Un profond mouvement de la conscience collective - particulièrement chez les jeunes générations - n’accepte plus l’évidence de la souffrance, de l'exploitation et de la maltraitance animales comme hier on n’a plus accepté celle de l’esclavage et de la torture, du racisme, du sexisme et de l'homophobie. Ce mouvement s’est exprimé le 22 Novembre à travers un manifeste signé par 26 organisations non gouvernementales (ONG) de protection animale réunies pour la première fois au sein d’un collectif baptisé Animal Politique. Ce manifeste formule 30 propositions visant à inscrire la condition animale dans le prochain débat électoral.
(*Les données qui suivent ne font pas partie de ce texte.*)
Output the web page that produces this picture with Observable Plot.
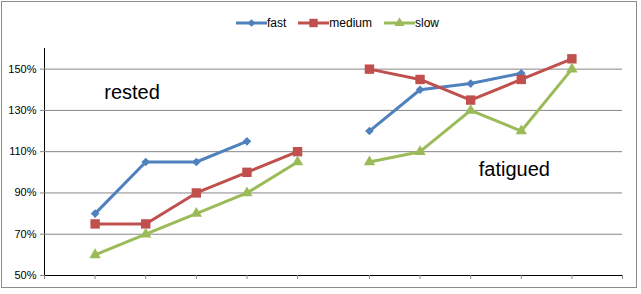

Ne mangeant plus de viande depuis plus de 40 ans, le drôle d’animal qui écrit ces lignes se sent donc concerné par la parution d’un tel manifeste qui est le signe évident de cette transformation des mentalités promue par Edgar Morin dans notre billet précédent. Pour mieux saisir le sens de cette évolution, nous proposerons un article paru dans Le Monde où Audrey Garric évoque le manifeste Animal Politique, suivi d'un article de Matthieu Ricard, paru dans Le Point  à l’occasion de ce manifeste, où le moine bouddhiste, docteur en génétique, pose un regard à la fois humaniste et spirituel sur la souffrance animale : « La façon dont nous traitons ceux qui sont, comme nous, des êtres sensibles porte dans le monde un message d'obscurité et de mort ou un message de lumière et de vie... Près de 20 % des étudiants américains sont végans... Un changement de société et de culture est en cours, même s'il prend du temps. » 

Célébrer la vie 

Dans un billet intitulé Matthieu Ricard, L’entraînement de l’esprit, nous évoquions notamment son ouvrage Plaidoyer pour les animaux, où l’auteur nous invite à étendre notre bienveillance à l’ensemble des êtres sensibles, dans l’intérêt des animaux mais aussi des hommes. Une telle vision jette un regard lucide et cru sur la période de Noël qui se réduit trop souvent aujourd’hui à une fête commerciale et gastronomique fondée sur le massacre de sept milliards d'animaux !

C'est ainsi que dans le billet intitulé Noël Évolutionnaire, daté du 23 Décembre 2014, nous analysions le paradoxe selon lequel les fêtes de Noël qui célébraient les forces créatrices de la vie et de la nature, révèlent aujourd’hui toute la morbidité d’un délire marchand fondé sur la souffrance animale. Cette folie consumériste nous a fait totalement perdre le sens cosmique et symbolique des fêtes qui, depuis des temps immémoriaux et bien avant le christianisme, célèbrent le solstice d'hiver. En effet, à travers la victoire de la lumière sur les ténèbres, le solstice d’hiver était traditionnellement l’occasion de célébrer la puissance créatrice de la vie/esprit sur les forces inertielles et destructrices de l'entropie. En suivant les diverses étapes qui furent celles des fêtes païennes, des célébrations chrétiennes et des rituels marchands, nous sommes progressivement passés du cosmique au cosmétique et de l'astronomie à une gastronomie qui, trop souvent, détruit la vie au lieu de la célébrer. Nous sommes passés de la célébration de la foi à celle du foie gras ! 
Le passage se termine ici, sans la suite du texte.